───── DATA SHOWN ─────
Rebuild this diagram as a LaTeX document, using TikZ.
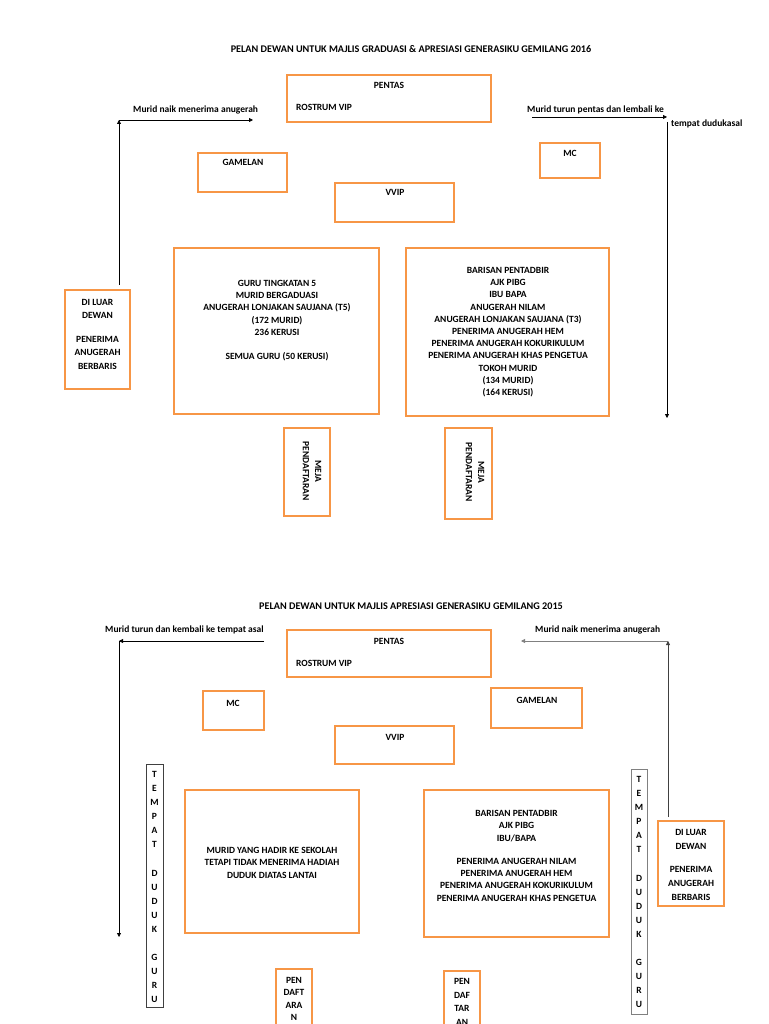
\documentclass[tikz,border=0pt]{standalone}
\usepackage{fontspec}
\setmainfont{Carlito}
\usepackage{tikz}
\usetikzlibrary{arrows.meta}
\definecolor{boxorange}{RGB}{247,150,70}
\definecolor{gurudark}{RGB}{64,64,64}
\definecolor{gurulight}{RGB}{128,128,128}

\begin{document}
\begin{tikzpicture}[
    x=1pt, y=-1pt,
    box/.style={draw=boxorange, line width=1.5pt, inner sep=0pt},
    gurubox/.style={draw=#1, line width=1pt, inner sep=0pt},
    lbl/.style={font=\bfseries\fontsize{9.5}{#1}\selectfont, inner sep=0pt, align=center},
    lbl/.default=12.2,
    tajuk/.style={font=\bfseries\fontsize{10.2}{12}\selectfont, inner sep=0pt},
    arrow/.style={-{Triangle[length=4pt, width=4pt]}, line width=0.8pt}
  ]
    \useasboundingbox (0,0) rectangle (768,1024);
    \clip (0,0) rectangle (768,1024);

    % pelan 2016
    \node[tajuk, anchor=base] (tajuk16) at (411,53) {PELAN DEWAN UNTUK MAJLIS GRADUASI \& APRESIASI GENERASIKU GEMILANG 2016};
    \node[box, minimum width=204, minimum height=47] (pentas16) at (389,98.5) {};
    \node[lbl, anchor=base] (pentasT16) at (389,89) {PENTAS};
    \node[lbl, anchor=base west] (rostrum16) at (296,111) {ROSTRUM VIP};
    \node[box, minimum width=60, minimum height=35] (mc16) at (570,160.5) {};
    \node[lbl, anchor=base] (mcT16) at (570,157) {MC};
    \node[box, minimum width=89, minimum height=39] (gamelan16) at (242.5,172.5) {};
    \node[lbl, anchor=base] (gamelanT16) at (243,166) {GAMELAN};
    \node[box, minimum width=119, minimum height=39] (vvip16) at (394.5,202.5) {};
    \node[lbl, anchor=base] (vvipT16) at (395,196) {VVIP};
    \node[box, minimum width=205, minimum height=166] (murid16) at (276.5,331) {};
    \node[lbl, anchor=north] (muridT16) at (277,280) {GURU TINGKATAN 5\\MURID BERGADUASI\\ANUGERAH LONJAKAN SAUJANA (T5)\\(172 MURID)\\236 KERUSI\\[12.2pt]SEMUA GURU (50 KERUSI)};
    \node[box, minimum width=203, minimum height=168] (pentadbir16) at (507.5,332) {};
    \node[lbl, anchor=north] (pentadbirT16) at (508,267) {BARISAN PENTADBIR\\AJK PIBG\\IBU BAPA\\ANUGERAH NILAM\\ANUGERAH LONJAKAN SAUJANA (T3)\\PENERIMA ANUGERAH HEM\\PENERIMA ANUGERAH KOKURIKULUM\\PENERIMA ANUGERAH KHAS PENGETUA\\TOKOH MURID\\(134 MURID)\\(164 KERUSI)};
    \node[box, minimum width=65, minimum height=99] (luar16) at (97.5,339.5) {};
    \node[lbl=13.5, anchor=north] (luarT16) at (97.5,299) {DI LUAR\\DEWAN\\[10pt]PENERIMA\\ANUGERAH\\BERBARIS};
    \node[box, minimum width=46, minimum height=88] (mejaA16) at (307,472) {};
    \node[lbl, rotate=-90] (mejaTA16) at (312,471) {MEJA\\PENDAFTARAN};
    \node[box, minimum width=47, minimum height=91] (mejaB16) at (468.5,473.5) {};
    \node[lbl, rotate=-90] (mejaTB16) at (475,472) {MEJA\\PENDAFTARAN};

    \node[lbl, anchor=base west] (naikT16) at (133,113) {Murid naik menerima anugerah};
    \node[lbl, anchor=base west] (turunT16) at (527,113) {Murid turun pentas dan lembali ke};
    \node[lbl, anchor=base west] (asalT16) at (671,127) {tempat dudukasal};
    \coordinate (naikA16) at (119,285);
    \coordinate (naikB16) at (119,120);
    \coordinate (naikC16) at (253,120);
    \coordinate (turunA16) at (532,117);
    \coordinate (turunB16) at (667,117);
    \coordinate (turunC16) at (667,122);
    \coordinate (turunD16) at (667,418);
    \draw[arrow] (naikA16) -- (naikB16);
    \draw[arrow] (naikB16) -- (naikC16);
    \draw[arrow] (turunA16) -- (turunB16);
    \draw[arrow] (turunC16) -- (turunD16);

    % pelan 2015
    \node[tajuk, anchor=base] (tajuk15) at (411,609) {PELAN DEWAN UNTUK MAJLIS APRESIASI GENERASIKU GEMILANG 2015};
    \node[box, minimum width=204, minimum height=47] (pentas15) at (389,653.5) {};
    \node[lbl, anchor=base] (pentasT15) at (389,644) {PENTAS};
    \node[lbl, anchor=base west] (rostrum15) at (296,666) {ROSTRUM VIP};
    \node[box, minimum width=61, minimum height=39] (mc15) at (233.5,710.5) {};
    \node[lbl, anchor=base] (mcT15) at (233,706) {MC};
    \node[box, minimum width=91, minimum height=40] (gamelan15) at (536.5,708) {};
    \node[lbl, anchor=base] (gamelanT15) at (537,703) {GAMELAN};
    \node[box, minimum width=119, minimum height=38] (vvip15) at (394.5,745) {};
    \node[lbl, anchor=base] (vvipT15) at (395,740) {VVIP};
    \node[gurubox=gurudark, minimum width=17, minimum height=243] (guruA15) at (154.5,885.5) {};
    \node[lbl=14.1, anchor=north] (guruTA15) at (154.5,771) {T\\E\\M\\P\\A\\T\\[14.1pt]D\\U\\D\\U\\K\\[14.1pt]G\\U\\R\\U};
    \node[gurubox=gurulight, minimum width=16, minimum height=245] (guruB15) at (639,891.5) {};
    \node[lbl=14.1, anchor=north] (guruTB15) at (639,776) {T\\E\\M\\P\\A\\T\\[14.1pt]D\\U\\D\\U\\K\\[14.1pt]G\\U\\R\\U};
    \node[box, minimum width=174, minimum height=143] (murid15) at (272,861.5) {};
    \node[lbl=12.5, anchor=north] (muridT15) at (272,847) {MURID YANG HADIR KE SEKOLAH\\TETAPI TIDAK MENERIMA HADIAH\\DUDUK DIATAS LANTAI};
    \node[box, minimum width=185, minimum height=147] (pentadbir15) at (516.5,863.5) {};
    \node[lbl=12.3, anchor=north] (pentadbirT15) at (516.5,810) {BARISAN PENTADBIR\\AJK PIBG\\IBU/BAPA\\[11pt]PENERIMA ANUGERAH NILAM\\PENERIMA ANUGERAH HEM\\PENERIMA ANUGERAH KOKURIKULUM\\PENERIMA ANUGERAH KHAS PENGETUA};
    \node[box, minimum width=66, minimum height=85] (luar15) at (691,863.5) {};
    \node[lbl=14, anchor=north] (luarT15) at (691,829) {DI LUAR\\DEWAN\\[9pt]PENERIMA\\ANUGERAH\\BERBARIS};
    \node[box, minimum width=36, minimum height=71] (daftarA15) at (294,1004.5) {};
    \node[lbl=12.5, anchor=north] (daftarTA15) at (294,977) {PEN\\DAFT\\ARA\\N};
    \node[box, minimum width=36, minimum height=69] (daftarB15) at (462,1005.5) {};
    \node[lbl=13.7, anchor=north] (daftarTB15) at (462,978) {PEN\\DAF\\TAR\\AN};

    \node[lbl, anchor=base west] (turunT15) at (105,632) {Murid turun dan kembali ke tempat asal};
    \node[lbl, anchor=base west] (naikT15) at (535,632) {Murid naik menerima anugerah};
    \coordinate (turunA15) at (264,641);
    \coordinate (turunB15) at (119,641);
    \coordinate (turunC15) at (119,937);
    \coordinate (naikA15) at (668,817);
    \coordinate (naikB15) at (668,641);
    \coordinate (naikC15) at (521,641);
    \draw[arrow] (turunA15) -- (turunB15);
    \draw[arrow] (turunB15) -- (turunC15);
    \draw[arrow, gurulight] (naikB15) -- (naikC15);
    \draw[arrow, gurudark] (naikA15) -- (naikB15);
  \end{tikzpicture}
\end{document}
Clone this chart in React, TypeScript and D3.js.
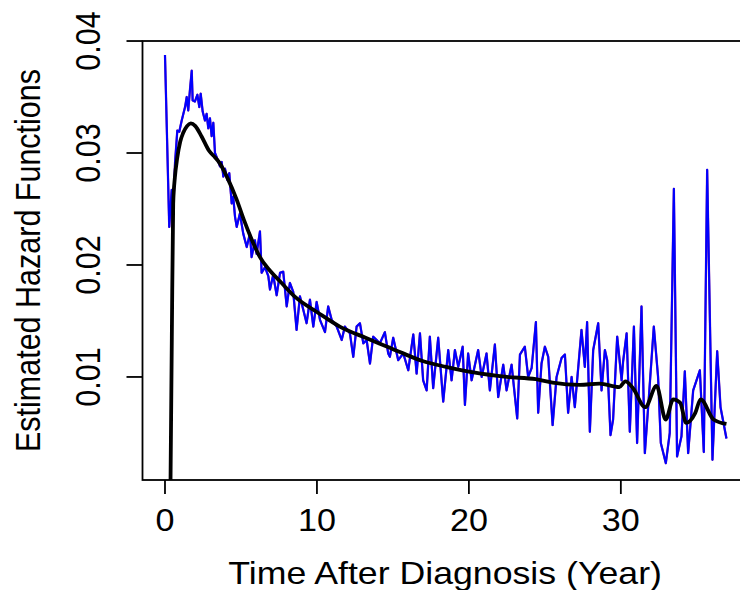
import React from "react";
import * as d3 from "d3";

// ---- data ----
const xTicks = [0, 10, 20, 30];
const yTicks = [0.01, 0.02, 0.03, 0.04];
const yTickLabels = ["0.01", "0.02", "0.03", "0.04"];
const xLimits = [0, 37];
const yLimits = [0.00225, 0.03855];

const blueTime = [0, 0.28, 0.44, 0.51, 0.66, 0.81, 0.94, 1.10, 1.32, 1.43, 1.53, 1.64, 1.76, 1.82, 1.97, 2.13, 2.26, 2.35, 2.48, 2.63, 2.74, 2.85, 2.96, 3.07, 3.18, 3.29, 3.44, 3.62, 3.73, 3.84, 3.95, 4.10, 4.23, 4.39, 4.49, 4.61, 4.72, 4.93, 5.15, 5.38, 5.59, 5.70, 5.92, 6.03, 6.25, 6.36, 6.58, 6.80, 6.91, 7.12, 7.35, 7.57, 7.78, 8.01, 8.22, 8.44, 8.66, 8.88, 9.10, 9.32, 9.54, 9.76, 9.98, 10.20, 10.53, 10.74, 10.97, 11.30, 11.63, 11.84, 12.17, 12.39, 12.61, 12.83, 13.05, 13.27, 13.49, 13.70, 13.93, 14.14, 14.47, 14.69, 14.80, 15.02, 15.35, 15.68, 16.01, 16.34, 16.56, 16.78, 16.99, 17.22, 17.43, 17.65, 17.98, 18.31, 18.64, 18.86, 19.08, 19.30, 19.59, 19.74, 19.95, 20.18, 20.61, 20.84, 21.16, 21.38, 21.71, 21.93, 22.26, 22.48, 22.81, 23.18, 23.36, 23.68, 23.90, 24.13, 24.41, 24.56, 24.78, 25.00, 25.22, 25.51, 25.77, 26.10, 26.32, 26.53, 26.76, 26.97, 27.41, 27.63, 27.78, 27.96, 28.18, 28.51, 28.73, 28.95, 29.10, 29.32, 29.49, 29.76, 30.05, 30.15, 30.38, 30.59, 30.86, 31.07, 31.36, 31.58, 31.86, 32.17, 32.45, 32.63, 32.96, 33.22, 33.49, 33.70, 33.99, 34.21, 34.43, 34.76, 34.98, 35.20, 35.46, 35.68, 36.03, 36.34, 36.56, 36.95];
const blueHazard = [0.03875, 0.0234, 0.0267, 0.0234, 0.0291, 0.0320, 0.0319, 0.0329, 0.0341, 0.0350, 0.0338, 0.0356, 0.03735, 0.0347, 0.0346, 0.0352, 0.0341, 0.0353, 0.0337, 0.0329, 0.0335, 0.0322, 0.0331, 0.0315, 0.0327, 0.0300, 0.0295, 0.0288, 0.0292, 0.0279, 0.0286, 0.0276, 0.0282, 0.0255, 0.0261, 0.0243, 0.0234, 0.0246, 0.0228, 0.0216, 0.0228, 0.0207, 0.0222, 0.0210, 0.0230, 0.0193, 0.0198, 0.0190, 0.0178, 0.0191, 0.0173, 0.0193, 0.0194, 0.0163, 0.0184, 0.0176, 0.0142, 0.0172, 0.0160, 0.0148, 0.0169, 0.0145, 0.0167, 0.0151, 0.0140, 0.0163, 0.0151, 0.0145, 0.0133, 0.0145, 0.0139, 0.0118, 0.0145, 0.0148, 0.0130, 0.0133, 0.0112, 0.0136, 0.0133, 0.0130, 0.0140, 0.0121, 0.0118, 0.0135, 0.0115, 0.0121, 0.0106, 0.0138, 0.0103, 0.0139, 0.0097, 0.0088, 0.0136, 0.0090, 0.0135, 0.0078, 0.0124, 0.0097, 0.0124, 0.0109, 0.0127, 0.0075, 0.0121, 0.0097, 0.0124, 0.0100, 0.0121, 0.0088, 0.0129, 0.0082, 0.0111, 0.0088, 0.0111, 0.0063, 0.0120, 0.0127, 0.0100, 0.0108, 0.0149, 0.0068, 0.0112, 0.0127, 0.0118, 0.0057, 0.0100, 0.0117, 0.0120, 0.0068, 0.0100, 0.0073, 0.0142, 0.0109, 0.0149, 0.0051, 0.0124, 0.0148, 0.0088, 0.0124, 0.0115, 0.0048, 0.0062, 0.0136, 0.0097, 0.0114, 0.0139, 0.0051, 0.0145, 0.0041, 0.0163, 0.0032, 0.0085, 0.0145, 0.0100, 0.0041, 0.0023, 0.0050, 0.0268, 0.0029, 0.0047, 0.0105, 0.0032, 0.0088, 0.0097, 0.0106, 0.0033, 0.0285, 0.0026, 0.0123, 0.0073, 0.0045];

const smoothTime = [0.36, 0.45, 0.54, 0.65, 0.8, 1.0, 1.2, 1.45, 1.7, 2.0, 2.4, 2.9, 3.3, 3.6, 4.1, 4.7, 5.2, 5.7, 6.25, 6.9, 7.6, 8.6, 10.0, 11.5, 13.2, 14.8, 15.5, 17.0, 18.5, 20.3, 22.5, 24.4, 25.5, 27.3, 28.6, 29.9, 30.3, 30.8, 31.6, 32.35, 32.95, 33.45, 33.9, 34.3, 34.9, 35.25, 36.1, 36.95];
const smoothHazard = [0.0, 0.0135, 0.0255, 0.0278, 0.0295, 0.0310, 0.0318, 0.0324, 0.03265, 0.0324, 0.0315, 0.0302, 0.0296, 0.0291, 0.0278, 0.0259, 0.0240, 0.0223, 0.0207, 0.0195, 0.0185, 0.0171, 0.0158, 0.0145, 0.0135, 0.0126, 0.0122, 0.0114, 0.0109, 0.0104, 0.0100, 0.0098, 0.0095, 0.0093, 0.0094, 0.0091, 0.0096, 0.0090, 0.0073, 0.0092, 0.0062, 0.0080, 0.0077, 0.0059, 0.0068, 0.0080, 0.0062, 0.0058];

const W = 740;
const H = 590;
const FONT = "'Liberation Sans', Arial, Helvetica, sans-serif";
const SX = 1.12; // horizontal stretch of the reference text
const SX_LABEL = 1.17;

export default function App() {
  const padX = (xLimits[1] - xLimits[0]) * 0.04;
  const padY = (yLimits[1] - yLimits[0]) * 0.04;
  const left = 142.5, right = 749.7, top = 41, bottom = 480;
  const x = d3.scaleLinear().domain([xLimits[0] - padX, xLimits[1] + padX]).range([left, right]);
  const y = d3.scaleLinear().domain([yLimits[0] - padY, yLimits[1] + padY]).range([bottom, top]);

  const blue = d3.zip(blueTime, blueHazard) as [number, number][];
  const smooth = d3.zip(smoothTime, smoothHazard) as [number, number][];
  const rawLine = d3.line<[number, number]>().x(d => x(d[0])).y(d => y(d[1]));
  const smoothLine = d3.line<[number, number]>().x(d => x(d[0])).y(d => y(d[1])).curve(d3.curveMonotoneX);

  const cx = (left + right) / 2;
  const cy = (top + bottom) / 2;

  return (
    <svg width={W} height={H} style={{ position: "absolute", left: 0, top: 0, background: "#fff" }}>
      <defs>
        <clipPath id="plotclip">
          <rect x={left} y={top} width={right - left} height={bottom - top} />
        </clipPath>
      </defs>
      <rect x={0} y={0} width={W} height={H} fill="#fff" />
      <g clipPath="url(#plotclip)" fill="none" strokeLinejoin="round">
        <path d={rawLine(blue) || ""} stroke="#8e2a9a" strokeWidth={2.3} />
        <path d={rawLine(blue) || ""} stroke="#0000ff" strokeWidth={2.0} />
        <path d={smoothLine(smooth) || ""} stroke="#000" strokeWidth={3.8} />
      </g>
      <rect x={left} y={top} width={right - left} height={bottom - top} fill="none" stroke="#000" strokeWidth={1.8} />
      {xTicks.map(t => (
        <g key={"xt" + t}>
          <line x1={x(t)} x2={x(t)} y1={bottom} y2={bottom + 14} stroke="#000" strokeWidth={1.8} />
          <text transform={`translate(${x(t)},${531}) scale(${SX},1)`} textAnchor="middle" fontFamily={FONT} fontSize={30.5} fill="#000">{t}</text>
        </g>
      ))}
      {yTicks.map((t, i) => (
        <g key={"yt" + t}>
          <line x1={left - 16} x2={left} y1={y(t)} y2={y(t)} stroke="#000" strokeWidth={1.8} />
          <text transform={`translate(${100},${y(t)}) scale(${SX},1) rotate(-90)`} textAnchor="middle" fontFamily={FONT} fontSize={30.5} fill="#000">{yTickLabels[i]}</text>
        </g>
      ))}
      <text transform={`translate(${cx - 1},${583.5}) scale(${SX_LABEL},1)`} textAnchor="middle" fontFamily={FONT} fontSize={30.5} fill="#000">Time After Diagnosis (Year)</text>
      <text transform={`translate(${40},${cy}) scale(${SX},1) rotate(-90)`} textAnchor="middle" fontFamily={FONT} fontSize={30.5} fill="#000">Estimated Hazard Functions</text>
    </svg>
  );
}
─────
* WRITTEN PROBLEM: Starting at the line with "Clone this chart" and ending at the line with "const yLimits = [0.00225, 0.03855];", copy each line exactly, both ends included. Do not copy the pictures.

* THE COMPLETED TASK:
Clone this chart in React, TypeScript and D3.js.
import React from "react";
import * as d3 from "d3";

// ---- data ----
const xTicks = [0, 10, 20, 30];
const yTicks = [0.01, 0.02, 0.03, 0.04];
const yTickLabels = ["0.01", "0.02", "0.03", "0.04"];
const xLimits = [0, 37];
const yLimits = [0.00225, 0.03855];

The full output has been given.